Guajira no.2 (Difficulty level - 4)

This is a great falseta that once again shows some harmonic sophistication while still remaining within the scope of a traditional Guajira in A major. He is using a few useful tools to help him achieve this ascending progression. Let's take a look at some of the outside or "borrowed" chords he uses:

Measure 4: second chord in this measure is an F#7 which is borrowed dominant with the function of adding importance to the Bmin chord. This chord change is fairly common and is called the V7 of ii. (By using the word "borrowed" I mean that this chord is borrowed out of the key of B harmonic minor not to be confused which natural minor which has no A#).

Measure 5: After resolving to the B minor chord he then makes the chord dominant (beat 3) by making it a 7th and also putting the b9 in the bass. Its function is to resolve to E and thus being what we call the famous (V of V) borrowed dominant. This chord like many others has two names, you could think of it as a B7/C, or you could just call it a C diminished chord. There's something to chew on.. If you raise the root of a dominant chord by a half step, it becomes a diminished chord.

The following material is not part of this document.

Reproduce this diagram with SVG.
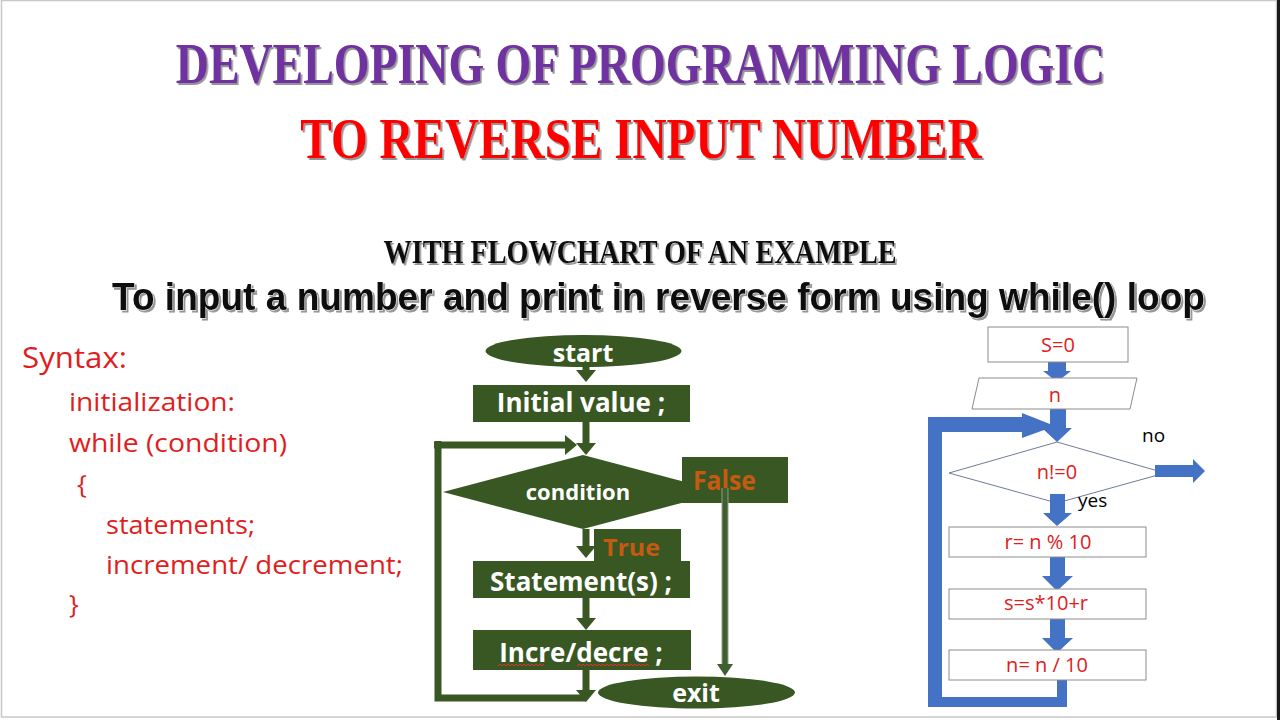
<svg xmlns="http://www.w3.org/2000/svg" width="1280" height="720" viewBox="0 0 1280 720">
<style>
.ttl{font-family:"Liberation Serif","DejaVu Serif",serif;font-weight:bold}
.sub{font-family:"Liberation Sans","DejaVu Sans",sans-serif;font-weight:bold}
.syn{font-family:"Open Sans","Noto Sans",sans-serif;fill:#E01E1E}
.gt{font-family:"Open Sans","Noto Sans",sans-serif;font-weight:bold;fill:#FFFFFF;text-anchor:middle}
.ot{font-family:"Open Sans","Noto Sans",sans-serif;font-weight:bold;fill:#C55A11}
.g{fill:#385723}
.gl{fill:none;stroke:#385723;stroke-width:7}
.rt{font-family:"Open Sans","Noto Sans",sans-serif;fill:#E02020;font-size:20px;text-anchor:middle}
.bt{font-family:"Open Sans","Noto Sans",sans-serif;fill:#000000;font-size:19px}
.rb{fill:#FFFFFF;stroke:#8C8C8C;stroke-width:1}
.blue{fill:#4472C4}
</style>
<defs>
<filter id="shadow" x="-5%" y="-20%" width="110%" height="150%">
<feDropShadow dx="2" dy="2" stdDeviation="0.6" flood-color="#7A7A7A" flood-opacity="0.8"/>
</filter>
<marker id="ah" viewBox="0 0 12 20" preserveAspectRatio="none" refX="4" refY="10" markerWidth="12" markerHeight="20" markerUnits="userSpaceOnUse" orient="auto">
<path d="M0,0 L12,10 L0,20 z" fill="#385723"/>
</marker>
<marker id="ahs" viewBox="0 0 12 16" preserveAspectRatio="none" refX="4" refY="8" markerWidth="12" markerHeight="16" markerUnits="userSpaceOnUse" orient="auto">
<path d="M0,0 L12,8 L0,16 z" fill="#3F5F30"/>
</marker>
</defs>
<rect x="0" y="0" width="1280" height="720" fill="#FFFFFF"/>
<rect x="1.5" y="0.5" width="1275" height="716.5" fill="none" stroke="#C8C8C8" stroke-width="1.5"/>
<rect x="1277" y="0" width="3" height="720" fill="#1A1A1A"/>

<!-- Titles -->
<g id="title1">
<text class="ttl" transform="translate(640.5,83) scale(0.819,1)" x="0" y="0" font-size="56" text-anchor="middle" fill="#7030A0" filter="url(#shadow)">DEVELOPING OF PROGRAMMING LOGIC</text>
</g>
<g id="title2">
<text class="ttl" transform="translate(641,158) scale(0.843,1)" x="0" y="0" font-size="56" text-anchor="middle" fill="#FF0000" filter="url(#shadow)">TO REVERSE INPUT NUMBER</text>
</g>
<g id="subtitle">
<text class="ttl" transform="translate(640,263) scale(0.83,1)" x="0" y="0" font-size="34" text-anchor="middle" fill="#111111" filter="url(#shadow)">WITH FLOWCHART OF AN EXAMPLE</text>
</g>
<g id="heading">
<text class="sub" x="112" y="310" font-size="38" textLength="1093" lengthAdjust="spacingAndGlyphs" fill="#111111" stroke="#FFFFFF" stroke-width="0.8" paint-order="stroke" filter="url(#shadow)">To input a number and print in reverse form using while() loop</text>
</g>

<!-- Syntax -->
<g id="syntax">
<text class="syn" x="22" y="368" font-size="29" textLength="105" lengthAdjust="spacingAndGlyphs">Syntax:</text>
<text class="syn" x="69" y="411" font-size="26" textLength="166" lengthAdjust="spacingAndGlyphs">initialization:</text>
<text class="syn" x="69" y="452" font-size="26" textLength="218" lengthAdjust="spacingAndGlyphs">while (condition)</text>
<text class="syn" x="77" y="493" font-size="26">{</text>
<text class="syn" x="106" y="534" font-size="26" textLength="149" lengthAdjust="spacingAndGlyphs">statements;</text>
<text class="syn" x="106" y="574" font-size="26" textLength="297" lengthAdjust="spacingAndGlyphs">increment/ decrement;</text>
<text class="syn" x="69" y="613" font-size="26">}</text>
</g>

<!-- Left flowchart connectors -->
<g id="connectors-left">
<line class="gl" x1="586" y1="367" x2="586" y2="374" marker-end="url(#ah)"/>
<line class="gl" x1="586" y1="422" x2="586" y2="447" marker-end="url(#ah)"/>
<path class="gl" d="M586,698 H438 V441" stroke-width="8"/>
<line class="gl" x1="434" y1="445" x2="569" y2="445" stroke-width="6" marker-end="url(#ah)"/>
<line class="gl" x1="586" y1="529" x2="586" y2="550" marker-end="url(#ah)"/>
<line class="gl" x1="586" y1="598" x2="586" y2="622" marker-end="url(#ah)"/>
<line class="gl" x1="586" y1="670" x2="586" y2="694" marker-end="url(#ah)"/>
</g>

<!-- Left flowchart nodes -->
<g id="start">
<ellipse class="g" cx="583.5" cy="351" rx="98" ry="16"/>
<text class="gt" x="583" y="362" font-size="25">start</text>
</g>
<g id="initial">
<rect class="g" x="473" y="385" width="217" height="37"/>
<text class="gt" x="581" y="412" font-size="26">Initial value ;</text>
</g>
<g id="condition">
<polygon class="g" points="583,455 723,492 583,529 443,492"/>
<text class="gt" x="578" y="500" font-size="22">condition</text>
</g>
<g id="false-label">
<rect class="g" x="682" y="457" width="106" height="46"/>
<text class="ot" x="693" y="490" font-size="26" textLength="63" lengthAdjust="spacingAndGlyphs">False</text>
</g>
<g id="false-connector">
<line x1="725" y1="488" x2="725" y2="668" stroke="#8FA080" stroke-width="7"/>
<line x1="725" y1="488" x2="725" y2="668" stroke="#3F5F30" stroke-width="5" marker-end="url(#ahs)"/>
</g>
<g id="true-label">
<rect class="g" x="594" y="529" width="87" height="32"/>
<text class="ot" x="603" y="556" font-size="24" textLength="57" lengthAdjust="spacingAndGlyphs">True</text>
</g>
<g id="statements">
<rect class="g" x="473" y="561" width="217" height="37"/>
<text class="gt" x="581" y="591" font-size="26">Statement(s) ;</text>
</g>
<g id="incre">
<rect class="g" x="473" y="630" width="218" height="40"/>
<text class="gt" x="581" y="662" font-size="26">Incre/decre ;</text>
<path d="M498,666 l2,-2 l2,2 l2,-2 l2,2 l2,-2 l2,2 l2,-2 l2,2 l2,-2 l2,2 l2,-2 l2,2 l2,-2 l2,2 l2,-2 l2,2 l2,-2 l2,2 l2,-2 l2,2 l2,-2 l2,2 l2,-2" fill="none" stroke="#E03030" stroke-width="1"/>
<path d="M577,666 l2,-2 l2,2 l2,-2 l2,2 l2,-2 l2,2 l2,-2 l2,2 l2,-2 l2,2 l2,-2 l2,2 l2,-2 l2,2 l2,-2 l2,2 l2,-2 l2,2 l2,-2 l2,2 l2,-2 l2,2 l2,-2 l2,2 l2,-2 l2,2 l2,-2 l2,2 l2,-2 l2,2 l2,-2 l2,2 l2,-2 l2,2 l2,-2 l2,2" fill="none" stroke="#E03030" stroke-width="1"/>
</g>
<g id="exit">
<ellipse class="g" cx="696.5" cy="692.5" rx="98.5" ry="16"/>
<text class="gt" x="696" y="702" font-size="25">exit</text>
</g>

<!-- Right flowchart connectors -->
<g id="connectors-right">
<polygon class="blue" points="1048,362 1066,362 1066,371 1071,371 1057,382 1043,371 1048,371"/>
<polygon class="blue" points="1050,409 1066,409 1066,428 1072,428 1057,442 1042,428 1050,428"/>
<polygon class="blue" points="1067,680 1067,707 928,707 928,417 1022,417 1022,413 1055,426 1022,438 1022,432 942,432 942,697 1057,697 1057,680"/>
<polygon class="blue" points="1050,557 1065,557 1065,576 1073,576 1057,591 1042,576 1050,576"/>
<polygon class="blue" points="1050,619 1065,619 1065,638 1073,638 1057,653 1042,638 1050,638"/>
</g>

<!-- Right flowchart nodes -->
<g id="s0">
<rect class="rb" x="988" y="327" width="140" height="35"/>
<text class="rt" x="1058" y="352">S=0</text>
</g>
<g id="input-n">
<polygon class="rb" points="979,378 1137,378 1130,409 972,409"/>
<text class="rt" x="1055" y="402">n</text>
</g>
<g id="decision">
<polygon points="1057,442 1165,473 1057,503 949,473" fill="#FFFFFF" stroke="#6E7C9A" stroke-width="1"/>
<text class="rt" x="1057" y="479">n!=0</text>
</g>
<g id="no-arrow">
<polygon class="blue" points="1155,465 1193,465 1193,459 1205,471 1193,483 1193,477 1155,477"/>
</g>
<g id="yes-down">
<polygon class="blue" points="1050,494 1065,494 1065,513 1072,513 1057,526 1043,513 1050,513"/>
</g>
<g id="labels-right">
<text class="bt" x="1142" y="442">no</text>
<text class="bt" x="1078" y="507">yes</text>
</g>
<g id="r-box">
<rect class="rb" x="949" y="527" width="197" height="30"/>
<text class="rt" x="1048" y="549">r= n % 10</text>
</g>
<g id="s-box">
<rect class="rb" x="949" y="589" width="197" height="30"/>
<text class="rt" x="1046" y="610">s=s*10+r</text>
</g>
<g id="n-box">
<rect class="rb" x="949" y="650" width="197" height="30"/>
<text class="rt" x="1047" y="672">n= n / 10</text>
</g>
</svg>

Measure 8: We have an F7 here which is a borrowed II chord from the key of E phrygian (based off of the V of this key). Not the first time we've seen this use of turning the V chord into phrygian instead of the traditional III. After he plays the F7 chord, he then plays a D dorian scale starting on C leading into the D minor chord.

Measure 9: Here we have to outside chords that are essentially used as passing chords to lead back to A major. Where do these two chords originate you might ask? Well, a Dmin7 and an Emin7 are both found naturally in the key of A minor. (Natural minor no sharps no flats). It's really a cool idea because he already set us up for the E phrygian thing with the F7 chord so we were in the same neighborhood being that E phrygian comes from C major, and A minor is the relative minor for C major. Thats one way of thinking about it or you could just say that he borrowed from the A minor while still very much being in the Key of A major.

Measure 10: Classic Guajira lick which everyone should have learned in some form or other. Look for other places you've played or heard variations of it(hint measure 14). Its an descending A major arpeggio(5,3,1) that uses the b6 (F natural) as a passing tone to the 5th of the chord. This is a staple motif in Guajira.

Measure 11: Look at the treatment of the V chord here. Its an E7 harmony but he hints to a Bmin7(b5) and then the second chord hints to an F augmented then resolving to the F#min in the next measure.